**Given information**.
** START **

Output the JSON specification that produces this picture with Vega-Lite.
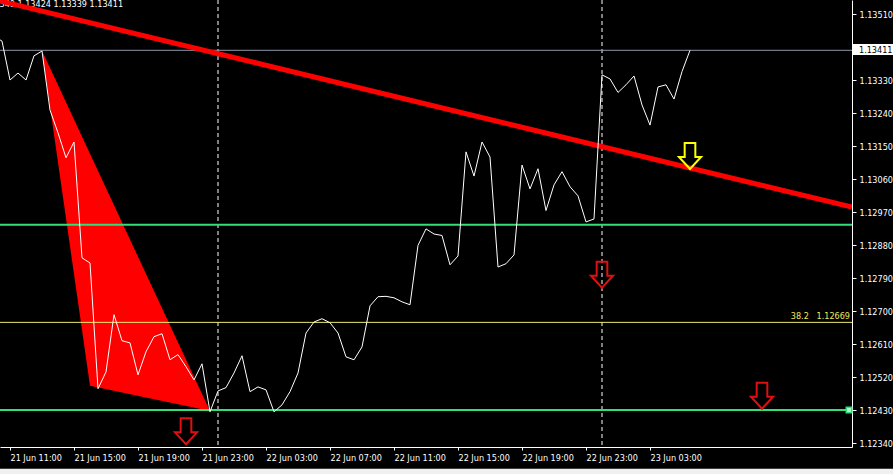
{
  "$schema": "https://vega.github.io/schema/vega-lite/v6.json",
  "width": 852,
  "height": 447,
  "padding": {"left": 0, "top": 0, "right": 41, "bottom": 27},
  "autosize": {"type": "none"},
  "background": "#000000",
  "config": {
    "view": {"stroke": null},
    "font": "DejaVu Sans Condensed, Liberation Sans, sans-serif",
    "axis": {
      "domainColor": "#ffffff",
      "domainWidth": 1,
      "tickColor": "#ffffff",
      "tickWidth": 1,
      "labelColor": "#ffffff",
      "labelFont": "DejaVu Sans Condensed, Liberation Sans, sans-serif",
      "labelFontSize": 9,
      "grid": false,
      "labelOverlap": false,
      "labelFlush": false
    }
  },
  "datasets": {
    "price": [
      {"t": "2019-06-21T10:00:00", "p": 1.13450},
      {"t": "2019-06-21T10:30:00", "p": 1.13436},
      {"t": "2019-06-21T11:00:00", "p": 1.13330},
      {"t": "2019-06-21T11:30:00", "p": 1.13349},
      {"t": "2019-06-21T12:00:00", "p": 1.13330},
      {"t": "2019-06-21T12:30:00", "p": 1.13396},
      {"t": "2019-06-21T13:00:00", "p": 1.13409},
      {"t": "2019-06-21T13:30:00", "p": 1.13248},
      {"t": "2019-06-21T14:00:00", "p": 1.13186},
      {"t": "2019-06-21T14:30:00", "p": 1.13118},
      {"t": "2019-06-21T15:00:00", "p": 1.13161},
      {"t": "2019-06-21T15:30:00", "p": 1.12845},
      {"t": "2019-06-21T16:00:00", "p": 1.12831},
      {"t": "2019-06-21T16:30:00", "p": 1.12488},
      {"t": "2019-06-21T17:00:00", "p": 1.12534},
      {"t": "2019-06-21T17:30:00", "p": 1.12690},
      {"t": "2019-06-21T18:00:00", "p": 1.12619},
      {"t": "2019-06-21T18:30:00", "p": 1.12613},
      {"t": "2019-06-21T19:00:00", "p": 1.12526},
      {"t": "2019-06-21T19:30:00", "p": 1.12589},
      {"t": "2019-06-21T20:00:00", "p": 1.12630},
      {"t": "2019-06-21T20:30:00", "p": 1.12638},
      {"t": "2019-06-21T21:00:00", "p": 1.12567},
      {"t": "2019-06-21T21:30:00", "p": 1.12581},
      {"t": "2019-06-21T22:00:00", "p": 1.12548},
      {"t": "2019-06-21T22:30:00", "p": 1.12512},
      {"t": "2019-06-21T23:00:00", "p": 1.12556},
      {"t": "2019-06-21T23:30:00", "p": 1.12425},
      {"t": "2019-06-22T00:00:00", "p": 1.12482},
      {"t": "2019-06-22T00:30:00", "p": 1.12491},
      {"t": "2019-06-22T01:00:00", "p": 1.12531},
      {"t": "2019-06-22T01:30:00", "p": 1.12578},
      {"t": "2019-06-22T02:00:00", "p": 1.12480},
      {"t": "2019-06-22T02:30:00", "p": 1.12493},
      {"t": "2019-06-22T03:00:00", "p": 1.12485},
      {"t": "2019-06-22T03:30:00", "p": 1.12425},
      {"t": "2019-06-22T04:00:00", "p": 1.12444},
      {"t": "2019-06-22T04:30:00", "p": 1.12480},
      {"t": "2019-06-22T05:00:00", "p": 1.12531},
      {"t": "2019-06-22T05:30:00", "p": 1.12640},
      {"t": "2019-06-22T06:00:00", "p": 1.12670},
      {"t": "2019-06-22T06:30:00", "p": 1.12679},
      {"t": "2019-06-22T07:00:00", "p": 1.12668},
      {"t": "2019-06-22T07:30:00", "p": 1.12640},
      {"t": "2019-06-22T08:00:00", "p": 1.12575},
      {"t": "2019-06-22T08:30:00", "p": 1.12567},
      {"t": "2019-06-22T09:00:00", "p": 1.12602},
      {"t": "2019-06-22T09:30:00", "p": 1.12714},
      {"t": "2019-06-22T10:00:00", "p": 1.12739},
      {"t": "2019-06-22T10:30:00", "p": 1.12740},
      {"t": "2019-06-22T11:00:00", "p": 1.12736},
      {"t": "2019-06-22T11:30:00", "p": 1.12725},
      {"t": "2019-06-22T12:00:00", "p": 1.12717},
      {"t": "2019-06-22T12:30:00", "p": 1.12879},
      {"t": "2019-06-22T13:00:00", "p": 1.12924},
      {"t": "2019-06-22T13:30:00", "p": 1.12910},
      {"t": "2019-06-22T14:00:00", "p": 1.12906},
      {"t": "2019-06-22T14:30:00", "p": 1.12826},
      {"t": "2019-06-22T15:00:00", "p": 1.12850},
      {"t": "2019-06-22T15:30:00", "p": 1.13134},
      {"t": "2019-06-22T16:00:00", "p": 1.13068},
      {"t": "2019-06-22T16:30:00", "p": 1.13161},
      {"t": "2019-06-22T17:00:00", "p": 1.13120},
      {"t": "2019-06-22T17:30:00", "p": 1.12820},
      {"t": "2019-06-22T18:00:00", "p": 1.12829},
      {"t": "2019-06-22T18:30:00", "p": 1.12853},
      {"t": "2019-06-22T19:00:00", "p": 1.13098},
      {"t": "2019-06-22T19:30:00", "p": 1.13033},
      {"t": "2019-06-22T20:00:00", "p": 1.13088},
      {"t": "2019-06-22T20:30:00", "p": 1.12974},
      {"t": "2019-06-22T21:00:00", "p": 1.13044},
      {"t": "2019-06-22T21:30:00", "p": 1.13080},
      {"t": "2019-06-22T22:00:00", "p": 1.13039},
      {"t": "2019-06-22T22:30:00", "p": 1.13014},
      {"t": "2019-06-22T23:00:00", "p": 1.12943},
      {"t": "2019-06-22T23:30:00", "p": 1.12951},
      {"t": "2019-06-23T00:00:00", "p": 1.13344},
      {"t": "2019-06-23T00:30:00", "p": 1.13333},
      {"t": "2019-06-23T01:00:00", "p": 1.13296},
      {"t": "2019-06-23T01:30:00", "p": 1.13317},
      {"t": "2019-06-23T02:00:00", "p": 1.13341},
      {"t": "2019-06-23T02:30:00", "p": 1.13262},
      {"t": "2019-06-23T03:00:00", "p": 1.13207},
      {"t": "2019-06-23T03:30:00", "p": 1.13311},
      {"t": "2019-06-23T04:00:00", "p": 1.13317},
      {"t": "2019-06-23T04:30:00", "p": 1.13278},
      {"t": "2019-06-23T05:00:00", "p": 1.13353},
      {"t": "2019-06-23T05:30:00", "p": 1.13411}
    ],
    "seps": [
      {"t": "2019-06-22T00:00:00"},
      {"t": "2019-06-23T00:00:00"}
    ],
    "triangle": [
      {"t": "2019-06-21T13:00:00", "p": 1.13410, "p2": 1.13410},
      {"t": "2019-06-21T16:00:00", "p": 1.13129, "p2": 1.12496},
      {"t": "2019-06-21T23:30:00", "p": 1.12427, "p2": 1.12427}
    ],
    "hlines": [
      {"p": 1.12935, "kind": "level"},
      {"p": 1.12430, "kind": "level"},
      {"p": 1.12669, "kind": "fib"},
      {"p": 1.13411, "kind": "bid"}
    ],
    "trend": [
      {"t": "2019-06-21T10:22:30", "p": 1.135455},
      {"t": "2019-06-23T15:37:30", "p": 1.129834}
    ],
    "arrows": [
      {"t": "2019-06-21T22:00:00", "p": 1.12372, "kind": "red"},
      {"t": "2019-06-23T00:00:00", "p": 1.12799, "kind": "red"},
      {"t": "2019-06-23T10:00:00", "p": 1.12469, "kind": "red"},
      {"t": "2019-06-23T05:30:00", "p": 1.13123, "kind": "yellow"}
    ],
    "notes": [
      {"t": "2019-06-21T18:04:00", "p": 1.135292, "label": "1.13349 1.13424 1.13339 1.13411", "kind": "ohlc"},
      {"t": "2019-06-23T15:37:30", "p": 1.12669, "label": "38.2\u00a0\u00a0\u00a01.12669", "kind": "fib"}
    ],
    "bidbox": [
      {"t": "2019-06-23T15:41:15", "t2": "2019-06-23T18:30:00", "p": 1.13428, "p2": 1.13398, "label": "1.13411", "tl": "2019-06-23T16:03:45", "pl": 1.13411}
    ],
    "anchor": [
      {"t": "2019-06-23T15:26:15", "p": 1.12430}
    ],
    "strip": [
      {"t": "2019-06-21T09:00:00", "t2": "2019-06-23T19:00:00", "p": 1.12270, "p2": 1.12230}
    ]
  },
  "layer": [
    {
      "data": {"name": "price"},
      "mark": {"type": "line", "color": "#ffffff", "strokeWidth": 1, "clip": true, "opacity": 0},
      "encoding": {
        "x": {"field": "t", "type": "temporal", "title": null,
              "scale": {"domain": [{"year": 2019, "month": 6, "date": 21, "hours": 10, "minutes": 22, "seconds": 30}, {"year": 2019, "month": 6, "date": 23, "hours": 15, "minutes": 37, "seconds": 30}]},
              "axis": {"orient": "bottom", "format": "%d %b %H:%M", "labelAlign": "left", "labelBaseline": "top", "labelPadding": 3, "tickSize": 3, "labelBound": false, "labelOverlap": false, "tickCount": 40,
                       "values": [
                         {"year": 2019, "month": 6, "date": 21, "hours": 11},
                         {"year": 2019, "month": 6, "date": 21, "hours": 15},
                         {"year": 2019, "month": 6, "date": 21, "hours": 19},
                         {"year": 2019, "month": 6, "date": 21, "hours": 23},
                         {"year": 2019, "month": 6, "date": 22, "hours": 3},
                         {"year": 2019, "month": 6, "date": 22, "hours": 7},
                         {"year": 2019, "month": 6, "date": 22, "hours": 11},
                         {"year": 2019, "month": 6, "date": 22, "hours": 15},
                         {"year": 2019, "month": 6, "date": 22, "hours": 19},
                         {"year": 2019, "month": 6, "date": 22, "hours": 23},
                         {"year": 2019, "month": 6, "date": 23, "hours": 3}
                       ]}},
        "y": {"field": "p", "type": "quantitative", "title": null,
              "scale": {"domain": [1.123291, 1.135482], "nice": false, "zero": false},
              "axis": {"orient": "right", "format": ".5f", "tickSize": 4, "labelPadding": 3, "labelAlign": "left", "labelBaseline": "middle", "labelOverlap": false, "labelBound": false, "tickCount": 40,
                       "values": [1.1351, 1.1333, 1.1324, 1.1315, 1.1306, 1.1297, 1.1288, 1.1279, 1.127, 1.1261, 1.1252, 1.1243, 1.1234]}}
      }
    },
    {
      "data": {"name": "seps"},
      "mark": {"type": "rule", "color": "#ffffff", "strokeWidth": 1, "strokeDash": [4, 3]},
      "encoding": {
        "x": {"field": "t", "type": "temporal", "title": null}
      }
    },
    {
      "data": {"name": "triangle"},
      "mark": {"type": "area", "color": "#ff0000", "opacity": 1, "clip": true},
      "encoding": {
        "x": {"field": "t", "type": "temporal", "title": null},
        "y": {"field": "p", "type": "quantitative", "title": null},
        "y2": {"field": "p2"}
      }
    },
    {
      "data": {"name": "hlines"},
      "transform": [{"filter": "datum.kind === 'level'"}],
      "mark": {"type": "rule", "color": "#33dd77", "strokeWidth": 2},
      "encoding": {"y": {"field": "p", "type": "quantitative", "title": null}}
    },
    {
      "data": {"name": "hlines"},
      "transform": [{"filter": "datum.kind === 'fib'"}],
      "mark": {"type": "rule", "color": "#eee870", "strokeWidth": 1},
      "encoding": {"y": {"field": "p", "type": "quantitative", "title": null}}
    },
    {
      "data": {"name": "hlines"},
      "transform": [{"filter": "datum.kind === 'bid'"}],
      "mark": {"type": "rule", "color": "#8e98ac", "strokeWidth": 1},
      "encoding": {"y": {"field": "p", "type": "quantitative", "title": null}}
    },
    {
      "data": {"name": "notes"},
      "transform": [{"filter": "datum.kind === 'ohlc'"}],
      "mark": {"type": "text", "color": "#ffffff", "fontSize": 9, "align": "right", "baseline": "alphabetic", "clip": true},
      "encoding": {
        "x": {"field": "t", "type": "temporal", "title": null},
        "y": {"field": "p", "type": "quantitative", "title": null},
        "text": {"field": "label"}
      }
    },
    {
      "data": {"name": "trend"},
      "mark": {"type": "line", "color": "#ff0000", "strokeWidth": 5, "clip": true, "strokeCap": "butt"},
      "encoding": {
        "x": {"field": "t", "type": "temporal", "title": null},
        "y": {"field": "p", "type": "quantitative", "title": null}
      }
    },
    {
      "data": {"name": "price"},
      "mark": {"type": "line", "color": "#ffffff", "strokeWidth": 1, "clip": true},
      "encoding": {
        "x": {"field": "t", "type": "temporal", "title": null},
        "y": {"field": "p", "type": "quantitative", "title": null}
      }
    },
    {
      "data": {"name": "arrows"},
      "transform": [{"filter": "datum.kind === 'red'"}],
      "mark": {"type": "point", "shape": "M-0.41,-1L0.41,-1L0.41,0.08L0.85,0.08L0,1L-0.85,0.08L-0.41,0.08Z", "size": 676, "filled": false, "color": "#dd1111", "strokeWidth": 2, "opacity": 1},
      "encoding": {
        "x": {"field": "t", "type": "temporal", "title": null},
        "y": {"field": "p", "type": "quantitative", "title": null}
      }
    },
    {
      "data": {"name": "arrows"},
      "transform": [{"filter": "datum.kind === 'yellow'"}],
      "mark": {"type": "point", "shape": "M-0.41,-1L0.41,-1L0.41,0.08L0.85,0.08L0,1L-0.85,0.08L-0.41,0.08Z", "size": 676, "filled": false, "color": "#ffff00", "strokeWidth": 2, "opacity": 1},
      "encoding": {
        "x": {"field": "t", "type": "temporal", "title": null},
        "y": {"field": "p", "type": "quantitative", "title": null}
      }
    },
    {
      "data": {"name": "notes"},
      "transform": [{"filter": "datum.kind === 'fib'"}],
      "mark": {"type": "text", "color": "#eee860", "fontSize": 9, "align": "right", "baseline": "bottom", "dx": -2, "dy": -1},
      "encoding": {
        "x": {"field": "t", "type": "temporal", "title": null},
        "y": {"field": "p", "type": "quantitative", "title": null},
        "text": {"field": "label"}
      }
    },
    {
      "data": {"name": "anchor"},
      "mark": {"type": "point", "shape": "square", "size": 30, "filled": true, "color": "#9dffc8", "stroke": "#33dd77", "strokeWidth": 1.5, "opacity": 1},
      "encoding": {
        "x": {"field": "t", "type": "temporal", "title": null},
        "y": {"field": "p", "type": "quantitative", "title": null}
      }
    },
    {
      "data": {"name": "bidbox"},
      "mark": {"type": "rect", "color": "#ffffff", "clip": false},
      "encoding": {
        "x": {"field": "t", "type": "temporal", "title": null},
        "x2": {"field": "t2"},
        "y": {"field": "p", "type": "quantitative", "title": null},
        "y2": {"field": "p2"}
      }
    },
    {
      "data": {"name": "bidbox"},
      "mark": {"type": "text", "color": "#000000", "fontSize": 9, "align": "left", "baseline": "middle"},
      "encoding": {
        "x": {"field": "tl", "type": "temporal", "title": null},
        "y": {"field": "pl", "type": "quantitative", "title": null},
        "text": {"field": "label"}
      }
    },
    {
      "data": {"name": "strip"},
      "mark": {"type": "rect", "color": "#f0f0f0", "clip": false},
      "encoding": {
        "x": {"field": "t", "type": "temporal", "title": null},
        "x2": {"field": "t2"},
        "y": {"field": "p", "type": "quantitative", "title": null},
        "y2": {"field": "p2"}
      }
    }
  ]
}
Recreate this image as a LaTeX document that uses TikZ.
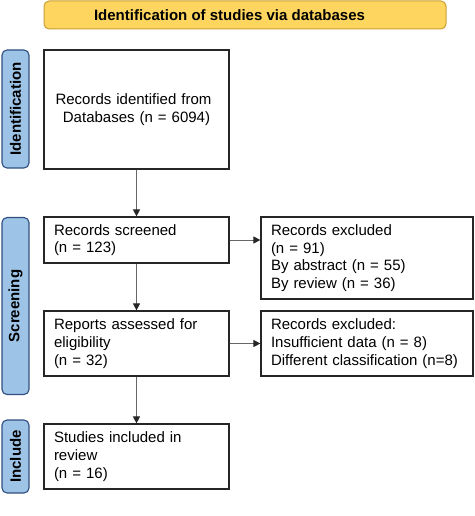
\documentclass[tikz,border=0pt]{standalone}
\usepackage{fontspec}
\setmainfont{Liberation Sans}
\usetikzlibrary{arrows.meta}
\definecolor{titlefill}{HTML}{FDD55F}
\definecolor{titledraw}{HTML}{C9A033}
\definecolor{sidefill}{HTML}{9DC3E6}
\definecolor{sidedraw}{HTML}{2F4F7F}
\definecolor{arrowgray}{HTML}{666666}
\begin{document}
\begin{tikzpicture}[x=1pt,y=-1pt,
  every node/.style={font=\fontsize{15}{17.7}\selectfont},
  flowbox/.style={draw=black!85, line width=1.2pt, rectangle, inner xsep=10pt, inner ysep=0pt,
    minimum width=185pt, text width=165pt, align=left},
  exbox/.style={draw=black!85, line width=1.2pt, rectangle, inner xsep=10pt, inner ysep=0pt,
    minimum width=212pt, text width=192pt, align=left},
  sidebar/.style={draw=sidedraw, fill=sidefill, line width=1.1pt, rounded corners=5pt, minimum width=27pt,
    inner sep=0pt, font=\fontsize{15}{17.7}\selectfont\bfseries},
  flowarrow/.style={draw=arrowgray, line width=1pt, -{Triangle[width=7pt,length=7pt,color=black!85]}}
]
\useasboundingbox (0,0) rectangle (474,516);

% title
\node[draw=titledraw, fill=titlefill, line width=1pt, rounded corners=5pt,
  minimum width=402pt, minimum height=28pt, inner sep=0pt, font=\fontsize{15}{17.7}\selectfont\bfseries]
  (title) at (245,15) {\hspace*{-31pt}Identification of studies via databases};

% side bars
\node[sidebar, minimum height=118pt] (sid) at (15.5,109) {};
\node[rotate=90, font=\fontsize{15}{17.7}\selectfont\bfseries] (sidt) at (sid.center) {Identification};
\node[sidebar, minimum height=177pt] (sscr) at (15.5,306) {};
\node[rotate=90, font=\fontsize{15}{17.7}\selectfont\bfseries] (sscrt) at (sscr.center) {Screening};
\node[sidebar, minimum height=73pt] (sinc) at (15.5,456.5) {};
\node[rotate=90, font=\fontsize{15}{17.7}\selectfont\bfseries] (sinct) at (sinc.center) {Include};

% boxes
\node[flowbox, minimum height=119pt, align=center] (a) at (136.5,109.5)
  {\hspace*{-6pt}Records identified from\\Databases (n = 6094)};
\node[flowbox, minimum height=46pt] (b) at (136.5,240)
  {Records screened\\(n = 123)};
\node[exbox, minimum height=82pt] (c) at (367,258)
  {Records excluded\\(n = 91)\\By abstract (n = 55)\\By review (n = 36)};
\node[flowbox, minimum height=65pt] (d) at (136.5,343.5)
  {Reports assessed for\\eligibility\\(n = 32)};
\node[exbox, minimum height=65pt] (e) at (367,343.5)
  {Records excluded:\\Insufficient data (n = 8)\\Different classification (n=8)};
\node[flowbox, minimum height=65pt] (f) at (136.5,456.5)
  {Studies included in\\review\\(n = 16)};

% arrows
\draw[flowarrow] (a) -- (b);
\draw[flowarrow] (b) -- (d);
\draw[flowarrow] (d) -- (f);
\draw[flowarrow] (b.east) -- (b.east -| c.west);
\draw[flowarrow] (d) -- (e);
\end{tikzpicture}
\end{document}
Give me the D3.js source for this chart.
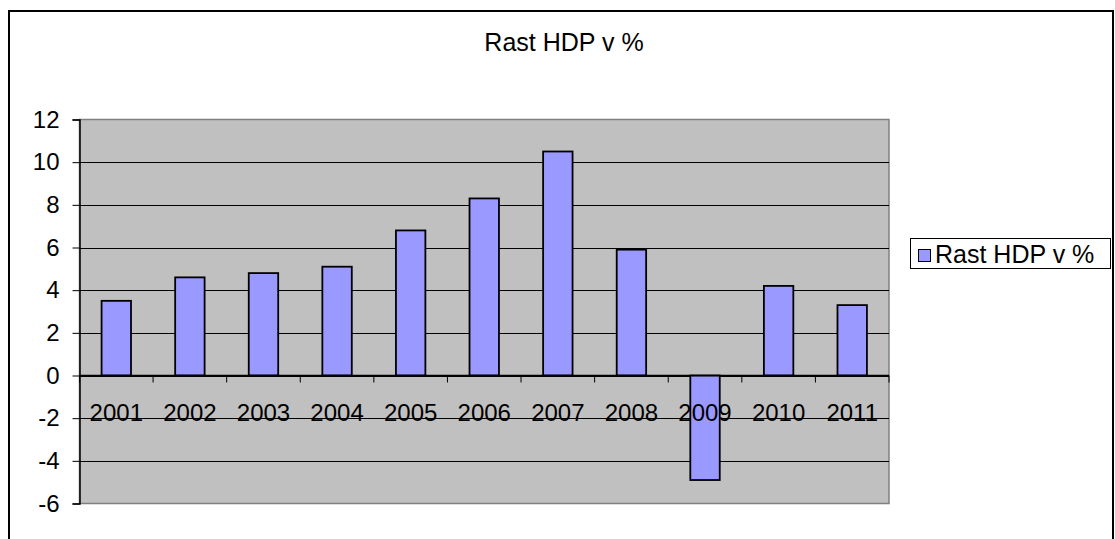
<!DOCTYPE html>
<html>
<head>
<meta charset="utf-8">
<script src="https://cdn.jsdelivr.net/npm/d3@7"></script>
<style>
  html, body { margin: 0; padding: 0; background: #fff; }
  svg { display: block; font-family: "Liberation Sans", Arial, sans-serif; }
</style>
</head>
<body>
<svg id="chart" width="1115" height="539"></svg>
<script>
// GDP growth by year (%)
const years = ["2001", "2002", "2003", "2004", "2005", "2006", "2007", "2008", "2009", "2010", "2011"];
const growth = [3.5, 4.6, 4.8, 5.1, 6.8, 8.3, 10.5, 5.9, -4.9, 4.2, 3.3];
const yTicks = [-6, -4, -2, 0, 2, 4, 6, 8, 10, 12];
const seriesName = "Rast HDP v %";
const chartTitle = "Rast HDP v %";

const svg = d3.select("#chart");

// outer chart frame
svg.append("rect")
  .attr("x", 9).attr("y", 11)
  .attr("width", 1104).attr("height", 540)
  .attr("fill", "#fff")
  .attr("stroke", "#000").attr("stroke-width", 2);

const plot = { left: 79.5, right: 889, top: 119.5, bottom: 503.5 };

const x = d3.scaleBand()
  .domain(years)
  .range([plot.left, plot.right])
  .paddingInner(0.6)
  .paddingOuter(0.3);

const xBounds = d3.scaleLinear()
  .domain([0, years.length])
  .range([plot.left, plot.right]);

const y = d3.scaleLinear()
  .domain([-6, 12])
  .range([plot.bottom, plot.top]);

// plot background
svg.append("rect")
  .attr("x", plot.left).attr("y", plot.top)
  .attr("width", plot.right - plot.left)
  .attr("height", plot.bottom - plot.top)
  .attr("fill", "#c0c0c0")
  .attr("stroke", "#808080").attr("stroke-width", 1.5);

// horizontal gridlines
svg.append("g")
  .selectAll("line")
  .data(yTicks.filter(t => t !== 12 && t !== -6))
  .join("line")
  .attr("x1", plot.left).attr("x2", plot.right)
  .attr("y1", d => Math.round(y(d)) + 0.5)
  .attr("y2", d => Math.round(y(d)) + 0.5)
  .attr("stroke", "#000").attr("stroke-width", 1);

// bars
svg.append("g")
  .selectAll("rect")
  .data(years.map((yr, i) => ({ yr, v: growth[i] })))
  .join("rect")
  .attr("x", d => x(d.yr))
  .attr("width", x.bandwidth())
  .attr("y", d => y(Math.max(0, d.v)))
  .attr("height", d => Math.abs(y(d.v) - y(0)))
  .attr("fill", "#9999ff")
  .attr("stroke", "#000").attr("stroke-width", 1.8);

// y axis (plain hyphen for negatives)
const yAxis = d3.axisLeft(y)
  .tickValues(yTicks)
  .tickFormat(d => String(d))
  .tickSize(7)
  .tickPadding(13);
const gy = svg.append("g")
  .attr("transform", `translate(${plot.left},0)`)
  .call(yAxis);
gy.select(".domain").attr("stroke", "#000").attr("stroke-width", 1.5);
gy.selectAll(".tick line").attr("stroke", "#000");
gy.selectAll(".tick text")
  .attr("font-size", 24)
  .attr("font-family", "Liberation Sans, Arial, sans-serif")
  .attr("fill", "#000");

// category axis along zero
const gx = svg.append("g");
gx.append("line")
  .attr("x1", plot.left).attr("x2", plot.right)
  .attr("y1", y(0)).attr("y2", y(0))
  .attr("stroke", "#000").attr("stroke-width", 1.5);
gx.selectAll("line.tk")
  .data(d3.range(years.length + 1))
  .join("line")
  .attr("class", "tk")
  .attr("x1", d => xBounds(d)).attr("x2", d => xBounds(d))
  .attr("y1", y(0)).attr("y2", y(0) + 7)
  .attr("stroke", "#000").attr("stroke-width", 1);
gx.selectAll("text")
  .data(years)
  .join("text")
  .attr("x", d => x(d) + x.bandwidth() / 2)
  .attr("y", y(0) + 45)
  .attr("text-anchor", "middle")
  .attr("font-size", 24)
  .attr("fill", "#000")
  .text(d => d);

// title
svg.append("text")
  .attr("x", 564).attr("y", 51)
  .attr("text-anchor", "middle")
  .attr("font-size", 25)
  .attr("fill", "#000")
  .text(chartTitle);

// legend
const lg = svg.append("g").attr("transform", "translate(910,238)");
lg.append("rect")
  .attr("x", 0.5).attr("y", 0.5)
  .attr("width", 200).attr("height", 30)
  .attr("fill", "#fff").attr("stroke", "#000").attr("stroke-width", 1);
lg.append("rect")
  .attr("x", 8.5).attr("y", 11.5)
  .attr("width", 12).attr("height", 12)
  .attr("fill", "#9999ff").attr("stroke", "#000").attr("stroke-width", 1);
lg.append("text")
  .attr("x", 25).attr("y", 25)
  .attr("font-size", 25)
  .attr("fill", "#000")
  .text(seriesName);
</script>
</body>
</html>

** END **

**Directions for this task**.
Above are some entries. Restate word for word the lines from the one holding "Recreate this image" through the one holding "(sinct) at (sinc.center)", but not the pictures.

**Solved exercise**.
Recreate this image as a LaTeX document that uses TikZ.
\documentclass[tikz,border=0pt]{standalone}
\usepackage{fontspec}
\setmainfont{Liberation Sans}
\usetikzlibrary{arrows.meta}
\definecolor{titlefill}{HTML}{FDD55F}
\definecolor{titledraw}{HTML}{C9A033}
\definecolor{sidefill}{HTML}{9DC3E6}
\definecolor{sidedraw}{HTML}{2F4F7F}
\definecolor{arrowgray}{HTML}{666666}
\begin{document}
\begin{tikzpicture}[x=1pt,y=-1pt,
  every node/.style={font=\fontsize{15}{17.7}\selectfont},
  flowbox/.style={draw=black!85, line width=1.2pt, rectangle, inner xsep=10pt, inner ysep=0pt,
    minimum width=185pt, text width=165pt, align=left},
  exbox/.style={draw=black!85, line width=1.2pt, rectangle, inner xsep=10pt, inner ysep=0pt,
    minimum width=212pt, text width=192pt, align=left},
  sidebar/.style={draw=sidedraw, fill=sidefill, line width=1.1pt, rounded corners=5pt, minimum width=27pt,
    inner sep=0pt, font=\fontsize{15}{17.7}\selectfont\bfseries},
  flowarrow/.style={draw=arrowgray, line width=1pt, -{Triangle[width=7pt,length=7pt,color=black!85]}}
]
\useasboundingbox (0,0) rectangle (474,516);

% title
\node[draw=titledraw, fill=titlefill, line width=1pt, rounded corners=5pt,
  minimum width=402pt, minimum height=28pt, inner sep=0pt, font=\fontsize{15}{17.7}\selectfont\bfseries]
  (title) at (245,15) {\hspace*{-31pt}Identification of studies via databases};

% side bars
\node[sidebar, minimum height=118pt] (sid) at (15.5,109) {};
\node[rotate=90, font=\fontsize{15}{17.7}\selectfont\bfseries] (sidt) at (sid.center) {Identification};
\node[sidebar, minimum height=177pt] (sscr) at (15.5,306) {};
\node[rotate=90, font=\fontsize{15}{17.7}\selectfont\bfseries] (sscrt) at (sscr.center) {Screening};
\node[sidebar, minimum height=73pt] (sinc) at (15.5,456.5) {};
\node[rotate=90, font=\fontsize{15}{17.7}\selectfont\bfseries] (sinct) at (sinc.center) {Include};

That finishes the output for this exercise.